Capital market access reflects the risk difference. Integrated companies carry diversified asset bases that support investment-grade credit ratings and broad access to corporate bond markets. Independent producers rely more heavily on reserve-based lending, where borrowing capacity is tied directly to the estimated value of their proved reserves. When commodity prices drop, reserve valuations fall, borrowing bases shrink, and independents can face liquidity pressure precisely when they need capital most. Integrated companies rarely face that kind of procyclical financing squeeze.
Growth strategies diverge as well. Independents concentrate capital on drilling and production growth, aiming to expand reserves as fast as possible. Integrated companies must split their spending across three business lines, often directing significant capital to maintenance rather than growth. The result is a less aggressive production ramp but a more stable financial profile that can absorb a multi-year commodity downturn without existential risk.
Every well an integrated company drills creates a future obligation to plug that well, remove surface equipment, and restore the land. Under U.S. accounting rules, companies must recognize this liability, called an asset retirement obligation, as soon as the well is drilled or acquired, not when production ends years or decades later. The obligation is calculated as the estimated present value of the future cleanup cost, and it grows over time as the discount unwinds.

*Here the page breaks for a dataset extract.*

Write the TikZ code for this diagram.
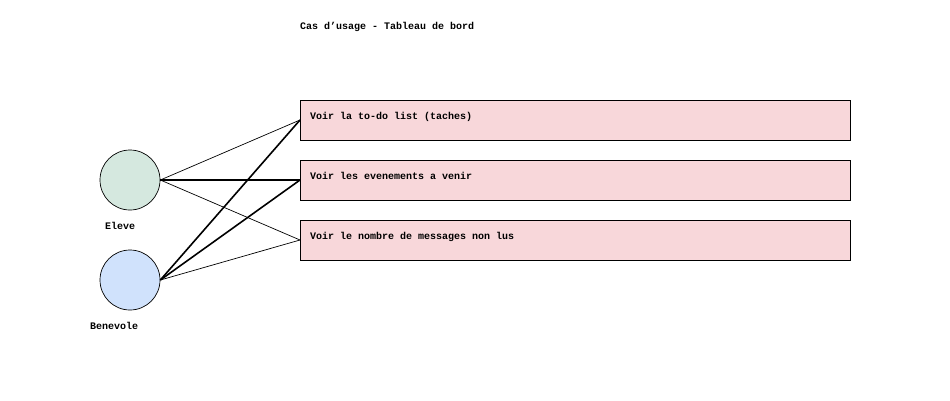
\documentclass[tikz,border=0pt]{standalone}
\usepackage{fontspec}
\setmonofont{Liberation Mono}
\definecolor{elevefill}{HTML}{D5E8DF}
\definecolor{benfill}{HTML}{D0E2FC}
\definecolor{boxfill}{HTML}{F8D7DA}
\begin{document}
\begin{tikzpicture}[x=1pt,y=-1pt,
  lbl/.style={font=\ttfamily\bfseries\fontsize{10}{12}\selectfont, inner sep=0pt, anchor=base west},
  actor/.style={circle, draw=black, line width=0.7pt, minimum size=60pt, inner sep=0pt},
  ucbox/.style={draw=black, line width=0.7pt, fill=boxfill, minimum width=550pt, minimum height=40pt, anchor=north west, inner sep=0pt},
  thinl/.style={line width=0.7pt},
  thickl/.style={line width=1.6pt}]
\useasboundingbox (0,0) rectangle (950,400);
\node[lbl] (title) at (300,29) {Cas d’usage - Tableau de bord};
\node[actor, fill=elevefill] (eleve) at (130,180) {};
\node[actor, fill=benfill] (ben) at (130,280) {};
\node[lbl] (elevel) at (105,229) {Eleve};
\node[lbl] (benl) at (90,329) {Benevole};
\node[ucbox] (b1) at (300,100) {};
\node[ucbox] (b2) at (300,160) {};
\node[ucbox] (b3) at (300,220) {};
\node[lbl] (t1) at (310,119) {Voir la to-do list (taches)};
\node[lbl] (t2) at (310,179) {Voir les evenements a venir};
\node[lbl] (t3) at (310,239) {Voir le nombre de messages non lus};
\draw[thinl] (eleve.east) -- ([yshift=-20pt]b1.north west);
\draw[thickl] (eleve.east) -- ([yshift=-20pt]b2.north west);
\draw[thinl] (eleve.east) -- ([yshift=-20pt]b3.north west);
\draw[thickl] (ben.east) -- ([yshift=-20pt]b1.north west);
\draw[thickl] (ben.east) -- ([yshift=-20pt]b2.north west);
\draw[thinl] (ben.east) -- ([yshift=-20pt]b3.north west);
\end{tikzpicture}
\end{document}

For an integrated company with thousands of wells across multiple basins, plus refineries, pipelines, and storage terminals, asset retirement obligations can reach billions of dollars on the balance sheet. States also require financial security, typically bonds or other guarantees, to ensure companies can pay for well plugging if they become insolvent. The range of required bond amounts varies widely by jurisdiction and number of wells. These liabilities are a cost of doing business that investors should not overlook, especially for companies with aging asset portfolios where retirement timelines are approaching.